Так и перед спектаклем. Если я себе буду твердить: надо хорошо играть, я должна хорошо играть, я буду хорошо играть. Я только войду в нервное состояние, которое мне не поможет. Но если перед спектаклем «Гамлет», например, я увижу перед собой мрачные, каменные, серые, мокрые стены Эльсинора и в них затерявшуюся маленькую фигурку сына, который взвалил на свои плечи непосильный груз, то Гертруду мне будет играть уже легче. Перед спектаклем «Деревянные кони» я стараюсь приходить в театр в хорошем, добром настроении. Перед началом я сижу за кулисами, мирно болтаю с актерами, разгадываю сны реквизитора Верочки, проработавшей в театре около сорока лет, узнаю, как чувствуют себя дети у гримера Анечки, рассказываю про свою бабушку, которая прожила до девяноста лет и никому не делала зла. Она была старообрядка, а перед смертью сказала мне: «Я думаю, человек живет для того, чтобы встречаться с другим человеком… На года, на день, на минуты… Но это самое главное».

И я готовлю себя на встречу с людьми, со зрителями…

Василиса Мелентьевна

…По переделкинским улицам в поселке писателей гуляли две старухи. Одна с палкой, рука за спину, в телогрейке, длинный фартук, платок шерстяной, а под ним другой платок — белый. Вторая старуха более современная. Пальто, видимо, дочь «отказала». Из-под пальто юбки не видно. Тоже в платке, но повязанном как-то небрежно. Гуляли они не торопясь, по солнышку, в первой половине дня.
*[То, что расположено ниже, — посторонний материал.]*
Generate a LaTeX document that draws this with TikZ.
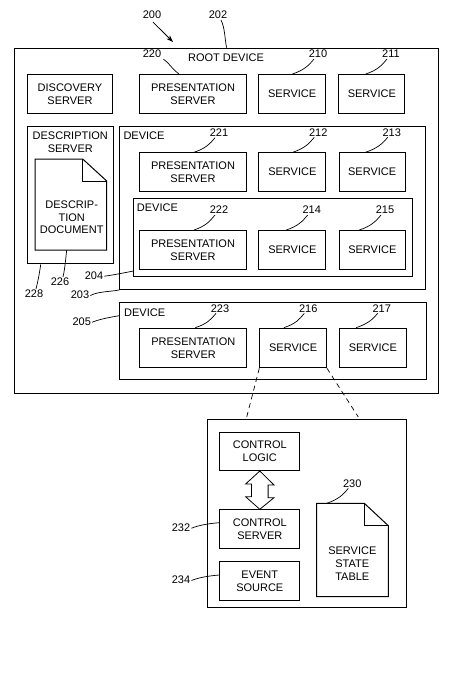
\documentclass[tikz,border=0pt]{standalone}
\usepackage{fontspec}
\setmainfont{Liberation Sans}
\usetikzlibrary{arrows.meta}
\begin{document}
\begin{tikzpicture}[x=1pt,y=-1pt,
  box/.style={draw, line width=1pt, anchor=north west, inner sep=0pt, align=center, font=\fontsize{11}{13}\selectfont},
  lbl/.style={inner sep=0pt, font=\fontsize{11}{12.5}\selectfont},
  lead/.style={line width=0.7pt},
  docshape/.style={draw, line width=1pt, line join=miter}]
\useasboundingbox (0,0) rectangle (474,675);

% root
\node[box, minimum width=424.2pt, minimum height=345pt] (root) at (13.5,47.7) {};
\node[lbl] (roottxt) at (226,58) {ROOT DEVICE};
\node[lbl] (l200) at (152,15) {200};
\node[lbl] (l202) at (218,15) {202};
\coordinate (a200) at (173,42);
\draw[line width=0.8pt, -{Stealth[length=7pt,width=5pt]}] (l200.south) ++(1,3) -- (a200);
\draw[lead] ([xshift=3pt,yshift=-1pt]l202.south) .. controls +(4,8) and +(-2,-10) .. ([xshift=0.5pt]root.north);

\node[box, minimum width=85.6pt, minimum height=38.7pt] (disc) at (26.7,74) {DISCOVERY\\SERVER};
\node[box, minimum width=106.4pt, minimum height=38.7pt] (p220) at (139.3,74) {PRESENTATION\\SERVER};
\node[box, minimum width=66.7pt, minimum height=38.7pt] (s210) at (258.3,74) {SERVICE};
\node[box, minimum width=66pt, minimum height=38.7pt] (s211) at (338.3,74) {SERVICE};
\node[lbl] (l220) at (152,54) {220};
\node[lbl] (l210) at (318,54) {210};
\node[lbl] (l211) at (391,54) {211};
\draw[lead] ([xshift=2pt,yshift=-1pt]l220.south east) .. controls +(6,4) and +(-8,-6) .. ([xshift=-14pt]p220.north);
\draw[lead] ([xshift=-4pt,yshift=-1pt]l210.south) .. controls +(-5,6) and +(12,-4) .. ([xshift=0.3pt]s210.north);
\draw[lead] ([xshift=-4pt,yshift=-1pt]l211.south) .. controls +(-5,6) and +(12,-4) .. ([xshift=-6pt]s211.north);

% description server
\node[box, minimum width=86pt, minimum height=137.3pt] (desc) at (27.3,126) {};
\node[lbl, align=center, font=\fontsize{11}{13}\selectfont] (desctxt) at (70.3,142.5) {DESCRIPTION\\SERVER};
\coordinate (d1) at (35,159);
\draw[docshape] (d1) -- (82.7,159) -- (106.7,181) -- (106.7,250) -- (35,250) -- cycle;
\draw[docshape] (82.7,159) -- (82.7,181) -- (106.7,181);
\node[lbl, align=center, font=\fontsize{11}{12.5}\selectfont] (doctxt) at (71.7,217.5) {DESCRIP-\\TION\\DOCUMENT};
\coordinate (docbot) at (66.7,250);
\node[lbl] (l226) at (60,282) {226};
\node[lbl] (l228) at (34,294) {228};
\draw[lead] ([xshift=3pt,yshift=1pt]l226.north) .. controls +(2,-8) and +(-1,8) .. (docbot);
\draw[lead] ([xshift=2pt,yshift=1pt]l228.north) .. controls +(2,-8) and +(-1,8) .. ([xshift=13.4pt]desc.south west);

% device 203
\node[box, minimum width=305.7pt, minimum height=163pt] (d203) at (119.3,126) {};
\node[lbl, anchor=west] (d203txt) at (123.3,135.7) {DEVICE};
\node[box, minimum width=106.4pt, minimum height=38.7pt] (p221) at (139.3,152.3) {PRESENTATION\\SERVER};
\node[box, minimum width=67pt, minimum height=38.7pt] (s212) at (258.3,152.3) {SERVICE};
\node[box, minimum width=66pt, minimum height=38.7pt] (s213) at (338.7,152.3) {SERVICE};
\node[lbl] (l221) at (219,132.7) {221};
\node[lbl] (l212) at (318.3,132.3) {212};
\node[lbl] (l213) at (391.7,132.3) {213};
\draw[lead] ([xshift=-4pt,yshift=-1pt]l221.south) .. controls +(-5,6) and +(12,-4) .. ([xshift=1pt]p221.north);
\draw[lead] ([xshift=-4pt,yshift=-1pt]l212.south) .. controls +(-5,6) and +(12,-4) .. ([xshift=0.5pt]s212.north);
\draw[lead] ([xshift=-4pt,yshift=-1pt]l213.south) .. controls +(-5,6) and +(12,-4) .. ([xshift=-6.7pt]s213.north);

% device 204
\node[box, minimum width=278.4pt, minimum height=78.3pt] (d204) at (133.3,197.7) {};
\node[lbl, anchor=west] (d204txt) at (136.7,207.3) {DEVICE};
\node[box, minimum width=106.4pt, minimum height=39.3pt] (p222) at (139.3,230) {PRESENTATION\\SERVER};
\node[box, minimum width=67pt, minimum height=39.3pt] (s214) at (258.3,230) {SERVICE};
\node[box, minimum width=66.3pt, minimum height=39.3pt] (s215) at (338.7,230) {SERVICE};
\node[lbl] (l222) at (219,210) {222};
\node[lbl] (l214) at (311.7,210) {214};
\node[lbl] (l215) at (385,210) {215};
\draw[lead] ([xshift=-4pt,yshift=-1pt]l222.south) .. controls +(-5,6) and +(12,-4) .. ([xshift=1pt]p222.north);
\draw[lead] ([xshift=-4pt,yshift=-1pt]l214.south) .. controls +(-5,6) and +(12,-4) .. ([xshift=-6pt]s214.north);
\draw[lead] ([xshift=-4pt,yshift=-1pt]l215.south) .. controls +(-5,6) and +(12,-4) .. ([xshift=-13pt]s215.north);

\node[lbl] (l204) at (94,275.7) {204};
\node[lbl] (l203) at (80,295) {203};
\draw[lead] ([xshift=1pt,yshift=-0.5pt]l204.east) .. controls +(8,-1) and +(-10,2) .. ([yshift=6pt]d204.south west);
\draw[lead] ([xshift=1pt,yshift=-0.5pt]l203.east) .. controls +(8,-4) and +(-12,2) .. (d203.south west);

% device 205
\node[box, minimum width=306.4pt, minimum height=77pt] (d205) at (119.3,302.3) {};
\node[lbl, anchor=west] (d205txt) at (124,312.3) {DEVICE};
\node[box, minimum width=107pt, minimum height=39.6pt] (p223) at (139.3,327.7) {PRESENTATION\\SERVER};
\node[box, minimum width=66.7pt, minimum height=39.6pt] (s216) at (259.3,327.7) {SERVICE};
\node[box, minimum width=66.7pt, minimum height=39.6pt] (s217) at (339,327.7) {SERVICE};
\node[lbl] (l223) at (220,308.3) {223};
\node[lbl] (l216) at (308.3,308.3) {216};
\node[lbl] (l217) at (381.7,308.3) {217};
\node[lbl] (l205) at (81.7,321.7) {205};
\draw[lead] ([xshift=-4pt,yshift=-1pt]l223.south) .. controls +(-5,6) and +(12,-4) .. ([xshift=2pt]p223.north);
\draw[lead] ([xshift=-4pt,yshift=-1pt]l216.south) .. controls +(-5,6) and +(12,-4) .. ([xshift=-9.3pt]s216.north);
\draw[lead] ([xshift=-4pt,yshift=-1pt]l217.south) .. controls +(-5,6) and +(12,-4) .. ([xshift=-16.8pt]s217.north);
\draw[lead] ([xshift=1pt,yshift=-0.5pt]l205.east) .. controls +(8,-3) and +(-12,2) .. ([yshift=-13.4pt]d205.north west);

% detail box
\node[box, minimum width=199pt, minimum height=187.7pt] (det) at (206.7,419) {};
\coordinate (dl) at (246.7,417);
\coordinate (dr) at (358.3,417);
\draw[line width=0.7pt, dash pattern=on 5pt off 4pt] (s216.south west) -- (dl);
\draw[line width=0.7pt, dash pattern=on 5pt off 4pt] (s216.south east) -- (dr);

\node[box, minimum width=80pt, minimum height=38.3pt] (clog) at (219.3,431.7) {CONTROL\\LOGIC};
\node[box, minimum width=80pt, minimum height=39pt] (csrv) at (219.3,509.3) {CONTROL\\SERVER};
\node[box, minimum width=80pt, minimum height=39pt] (esrc) at (219.3,561) {EVENT\\SOURCE};
\draw[line width=0.8pt, line join=miter] (clog.south) -- ++(14.2,14) -- ++(-5.9,0) -- ++(0,12.7) -- ++(5.9,0) -- (csrv.north) -- ++(-14.2,-12.6) -- ++(5.9,0) -- ++(0,-12.7) -- ++(-5.9,0) -- cycle;

\draw[docshape] (316.7,503.3) -- (364.3,503.3) -- (388.3,525.7) -- (388.3,596.7) -- (316.7,596.7) -- cycle;
\draw[docshape] (364.3,503.3) -- (364.3,525.7) -- (388.3,525.7);
\node[lbl, align=center, font=\fontsize{11}{12.8}\selectfont] (sst) at (352.3,563.8) {SERVICE\\STATE\\TABLE};
\coordinate (sstop) at (326.7,503.3);
\node[lbl] (l230) at (352.3,483.3) {230};
\node[lbl] (l232) at (181,527.7) {232};
\node[lbl] (l234) at (181,580) {234};
\draw[lead] ([xshift=-4pt,yshift=-1pt]l230.south) .. controls +(-5,6) and +(12,-4) .. (sstop);
\draw[lead] ([xshift=1pt,yshift=-0.5pt]l232.east) .. controls +(8,-3) and +(-12,1) .. ([yshift=-13.4pt]csrv.north west);
\draw[lead] ([xshift=1pt,yshift=-0.5pt]l234.east) .. controls +(8,-3) and +(-12,1) .. ([yshift=-14pt]esrc.north west);
\end{tikzpicture}
\end{document}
Постепенно на репетициях «Деревянных коней» я стала подбирать для себя и телогрейку, и платок белый, а сверху вязаный, и фартук, и кофту светло-серую — нужно было перебить мой высокий рост разными цветами юбки и кофты (на эскизе у Д. Боровского было коричневое платье в мелкий желтый цветочек). Репетиции шли туго. Сначала решили отказаться от пояснительного авторского текста, который читал артист Золотухин. Сразу же вся вводная часть — характеристика Мелентьевны — вылетела. Роли фактически нет, есть тема. А как эту тему играть, на чем строить роль, непонятно. Как играть видения? Реально? Например, с братьями: «Братья-то как услыхали…» На репетициях за моей спиной вставали четыре брата, и каждому была дана реплика:

— Одно только словечушко, сестра.

— Мы дух из Мирона вышибим. И т. д.

Потом и от этого отказались, все перешло в рассказ Жуковой, а я братьев «видела» перед собой только мысленно — причем видела не впрямую по рассказу, а по-своему, по своей ниточке воспоминаний. Действие шло как бы в двух измерениях: с одной стороны, реальный рассказ Жуковой на посиделках, в котором принимали участие все присутствующие, а с другой стороны, шли видения — сны Мелентьевны, которые зрители должны были прочитать только в моем взгляде, в моих глазах. У меня олень мало слов, и слова в основном обращены к зрительному залу, поэтому эти безмолвные воспоминания-сны играть трудно. Выручало то, что я сижу на авансцене, хорошо освещена, зал маленький — и я могу играть «крупным планом». В больших залах эта двойственность и поэтичность пропадали, оставалось литературное чтение. Просто — «посиделки».